Im Zentrum der Kritik steht der neuerliche Vorschlag der EU-Kommission, eine Richtlinie zu erlassen, mit der die Schutzdauer für Tonaufnahmen von derzeit 50 Jahren auf 95 Jahre(!) verlängert werden soll. Während in der Begründung zur Richtlinie wortreich ausgeführt wird, warum ein solcher Schritt vor allem den armen Musikern zugute kommen soll, kamen die Wissenschaftler vom IViR in der Studie “The Recasting of Copyright & Related Rights for the Knowledge Economy” (PDF, ca. 1,7 MB, siehe auch das “Executive Summary”) nach ausführlicher Untersuchung zum gegenteiligen Ergebnis: “The authors of this study are not convinced by the arguments made in favour of a term extension.”
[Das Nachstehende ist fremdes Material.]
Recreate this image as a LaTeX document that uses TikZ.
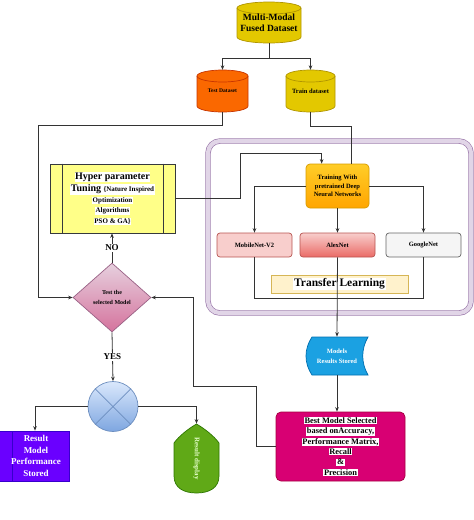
\documentclass[tikz,border=0pt]{standalone}
\usepackage{fontspec}
\setmainfont{Liberation Serif}
\usetikzlibrary{calc,arrows.meta,positioning,shapes.geometric}
\definecolor{lineC}{HTML}{333333}
\definecolor{fusedY}{HTML}{E3C800}
\definecolor{fusedYd}{HTML}{B09500}
\definecolor{testO}{HTML}{FA6800}
\definecolor{testOd}{HTML}{C73500}
\definecolor{hypY}{HTML}{FFFF88}
\definecolor{hypYd}{HTML}{36393D}
\definecolor{trainT}{HTML}{FFCD28}
\definecolor{trainB}{HTML}{FFA500}
\definecolor{trainD}{HTML}{D79B00}
\definecolor{redL}{HTML}{F8CECC}
\definecolor{redM}{HTML}{EA6B66}
\definecolor{redD}{HTML}{B85450}
\definecolor{grayL}{HTML}{F5F5F5}
\definecolor{grayD}{HTML}{666666}
\definecolor{tlY}{HTML}{FFF2CC}
\definecolor{tlYd}{HTML}{D6B656}
\definecolor{frameL}{HTML}{E1D5E7}
\definecolor{frameD}{HTML}{9673A6}
\definecolor{storeB}{HTML}{1BA1E2}
\definecolor{storeBd}{HTML}{006EAF}
\definecolor{bestM}{HTML}{D80073}
\definecolor{bestMd}{HTML}{A50040}
\definecolor{diaT}{HTML}{E6D0DE}
\definecolor{diaB}{HTML}{D5739D}
\definecolor{diaD}{HTML}{996185}
\definecolor{sumT}{HTML}{DAE8FC}
\definecolor{sumB}{HTML}{7EA6E0}
\definecolor{sumD}{HTML}{6C8EBF}
\definecolor{resP}{HTML}{6A00FF}
\definecolor{resPd}{HTML}{3700CC}
\definecolor{dispG}{HTML}{60A917}
\definecolor{dispGd}{HTML}{2D7600}
\definecolor{dispT}{HTML}{E6FFCC}
\newcommand{\fsz}[2]{\fontsize{#1}{#2}\selectfont\bfseries}
\newcommand{\hlw}[1]{{\setlength{\fboxsep}{0.6pt}\colorbox{white}{#1}}}
% #1 name, #2 x centre, #3 top, #4 width, #5 height, #6 colours and font, #7 text
\newcommand{\DataCyl}[7]{%
 \filldraw[#6, line width=0.7pt] ({#2-#4/2},{#3+6}) -- ({#2-#4/2},{#3+#5-6})
   arc[start angle=180, end angle=0, x radius=#4/2, y radius=6] -- ({#2+#4/2},{#3+6})
   arc[start angle=0, end angle=-180, x radius=#4/2, y radius=6] -- cycle;
 \draw[#6, fill=none, line width=0.7pt] ({#2-#4/2},{#3+6})
   arc[start angle=180, end angle=0, x radius=#4/2, y radius=6];
 \node[#6, draw=none, fill=none, inner sep=0pt, minimum width=#4, minimum height=#5, align=center]
   (#1) at (#2,{#3+#5/2}) {#7};
}

\begin{document}
\begin{tikzpicture}[x=1pt,y=-1pt,
	line/.style={draw=lineC, line width=0.8pt},
	arr/.style={line, -{Stealth[length=4.5pt,width=3.6pt]}},
	box/.style={rectangle, line width=0.7pt, inner sep=0pt, align=center},
	netbox/.style={box, rounded corners=3pt, minimum width=75pt, minimum height=24pt, font=\fsz{6.5}{8}},
	lbl/.style={fill=white, inner sep=1pt, font=\fsz{9}{10}}
	]
	\useasboundingbox (0,0) rectangle (474,520);

	%% Transfer learning frame (drawn first)
	\draw[draw=frameD, line width=0.6pt, double=frameL, double distance=4.2pt, rounded corners=12pt]
		(208,141) rectangle (471,313);

	%% Datasets
	\DataCyl{fused}{269}{2}{64}{41}{fill=fusedY, draw=fusedYd, font=\fsz{9.5}{11.3}}{Multi-Modal\\Fused Dataset}
	\DataCyl{test}{222.5}{70}{51}{42}{fill=testO, draw=testOd, font=\fsz{5.6}{7}}{Test Dataset}
	\DataCyl{train}{310.5}{70}{49}{42}{fill=fusedY, draw=fusedYd, font=\fsz{6.5}{8}}{Train dataset}

	%% Hyper parameter tuning (predefined process)
	\node[box, draw=hypYd, fill=hypY, minimum width=125pt, minimum height=69pt, font=\fsz{7}{10.5}]
		(hyper) at (112.5,198.5)
		{\hlw{\fsz{10}{12}Hyper parameter}\\[2pt]
		 \hlw{\fsz{10}{12}Tuning {\fsz{7}{12}\{Nature Inspired}}\\
		 \hlw{Optimization}\\ \hlw{Algorithms}\\ \hlw{PSO \& GA\}}};
	\draw[draw=hypYd, line width=0.7pt] ($(hyper.north west)+(13,0)$) -- ($(hyper.south west)+(13,0)$);
	\draw[draw=hypYd, line width=0.7pt] ($(hyper.north east)+(-12,0)$) -- ($(hyper.south east)+(-12,0)$);

	%% Training and networks
	\node[box, draw=trainD, top color=trainT, bottom color=trainB, rounded corners=4pt,
		minimum width=63pt, minimum height=44pt, font=\fsz{6.5}{8.6}]
		(training) at (337.5,186) {Training With\\pretrained Deep\\Neural Networks};
	\node[netbox, draw=redD, fill=redL] (mobile) at (254.5,245) {MobileNet-V2};
	\node[netbox, draw=redD, top color=redL, bottom color=redM] (alex) at (337.5,245) {AlexNet};
	\node[netbox, draw=grayD, fill=grayL] (google) at (423.5,245) {GoogleNet};
	\node[box, draw=tlYd, fill=tlY, minimum width=137pt, minimum height=18pt, font=\fsz{11.5}{12}]
		(transfer) at (339.5,284) {\hlw{Transfer Learning}};

	%% Models results stored (stored data)
	\fill[storeB, draw=storeBd, line width=0.7pt] (312,337) -- (368,337)
		.. controls (361,349) and (361,363) .. (368,375) -- (312,375)
		.. controls (304,363) and (304,349) .. (312,337) -- cycle;
	\node[box, minimum width=56pt, minimum height=38pt, text=white, font=\fsz{6.5}{10}]
		(models) at (337,356) {Models\\Results Stored};

	%% Best model
	\node[box, draw=bestMd, fill=bestM, rounded corners=5pt, minimum width=129pt, minimum height=69pt,
		font=\fsz{8.4}{10.4}] (best) at (340.5,446.5)
		{\hlw{Best Model Selected}\\ \hlw{based onAccuracy,}\\ \hlw{Performance Matrix,}\\
		 \hlw{Recall}\\ \hlw{\&}\\ \hlw{Precision}};

	%% Test decision and junction
	\node[diamond, draw=diaD, top color=diaT, bottom color=diaB, line width=0.7pt, inner sep=0pt,
		minimum width=78pt, minimum height=69pt, align=center, font=\fsz{6}{9.5}]
		(diam) at (112,297.5) {Test the\\selected Model};
	\node[circle, draw=sumD, top color=sumT, bottom color=sumB, line width=0.7pt,
		minimum size=50pt, inner sep=0pt] (sum) at (113,406.5) {};
	\draw[draw=sumD, line width=0.7pt] (sum.north west) -- (sum.south east);
	\draw[draw=sumD, line width=0.7pt] (sum.north east) -- (sum.south west);

	%% Outputs
	\filldraw[fill=resP, draw=resPd, line width=0.7pt] (-10,431) rectangle (69,481);
	\draw[draw=resPd, line width=0.7pt] (12,431) -- (12,481);
	\node[box, minimum width=69pt, minimum height=50pt, text=white,
		font=\fsz{9}{11.7}] (result) at (36,456) {Result\\Model\\Performance\\Stored};
	\fill[dispG, draw=dispGd, line width=0.7pt] (196.5,424)
		.. controls (205,429) and (214,436) .. (219,443) -- (219,476)
		.. controls (219,488) and (209,493) .. (196.5,493)
		.. controls (184,493) and (174,488) .. (174,476) -- (174,443)
		.. controls (179,436) and (188,429) .. (196.5,424) -- cycle;
	\node[box, minimum width=45pt, minimum height=69pt] (disp) at (196.5,458.5)
		{\rotatebox{-90}{\fsz{7}{8}\color{dispT}Result display}};

	%% Bend points
	\coordinate (testbend) at (38,125);
	\coordinate (trainbend) at (351,126);
	\coordinate (hypbend) at (240,153);
	\coordinate (bestbend) at (256,386);
	\coordinate (backbend) at (193,297.5);

	%% Connectors
	\draw[arr] (fused.south) -- ++(0,15) -| (test.north);
	\draw[arr] (fused.south) -- ++(0,15) -| (train.north);
	\draw[arr] (test.south) |- (testbend) |- (diam.west);
	\draw[line] (train.south) |- (trainbend) -- (trainbend |- training.north);
	\draw[arr] (hyper.east) -| (hypbend) -| ($(training.north west)+(16,0)$);
	\draw[arr] (training.west) -| (mobile.north);
	\draw[arr] (training.east) -| (google.north);
	\draw[arr] (training.south) -- (alex.north);
	\draw[line] (mobile.south) -- ++(0,41) -| (google.south);
	\draw[arr] (alex.south) -- (models.north);
	\draw[arr] (models.south) -- (models.south |- best.north);
	\draw[arr] (best.west) -| (bestbend) -| (backbend) -- (diam.east);
	\draw[arr] (diam.north) -- node[lbl] {NO} (diam.north |- hyper.south);
	\draw[arr] (diam.south) -- node[lbl] {YES} (sum.north);
	\draw[arr] (sum.west) -| ($(result.north)+(-1,0)$);
	\draw[arr] (sum.east) -| (disp.north);
\end{tikzpicture}
\end{document}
Der Schutz der Tonträgerhersteller basiere auf einem Investitionsschutzgedanken, dem mit einer Schutzdauer von 50 Jahren mehr als ausreichend Rechnung getragen werde. “For the large majority of sound recordings the producers are likely to either recoup their investment within the first years, if not months, following their release, or never. If a recording has not recouped its investment after 50 years, it is very questionable that it ever will. On the basis of this finding it can be assumed that a term of protection of 50 years offers phonogram producers more than enough time to recoup their investment.”, heißt es in der Studie.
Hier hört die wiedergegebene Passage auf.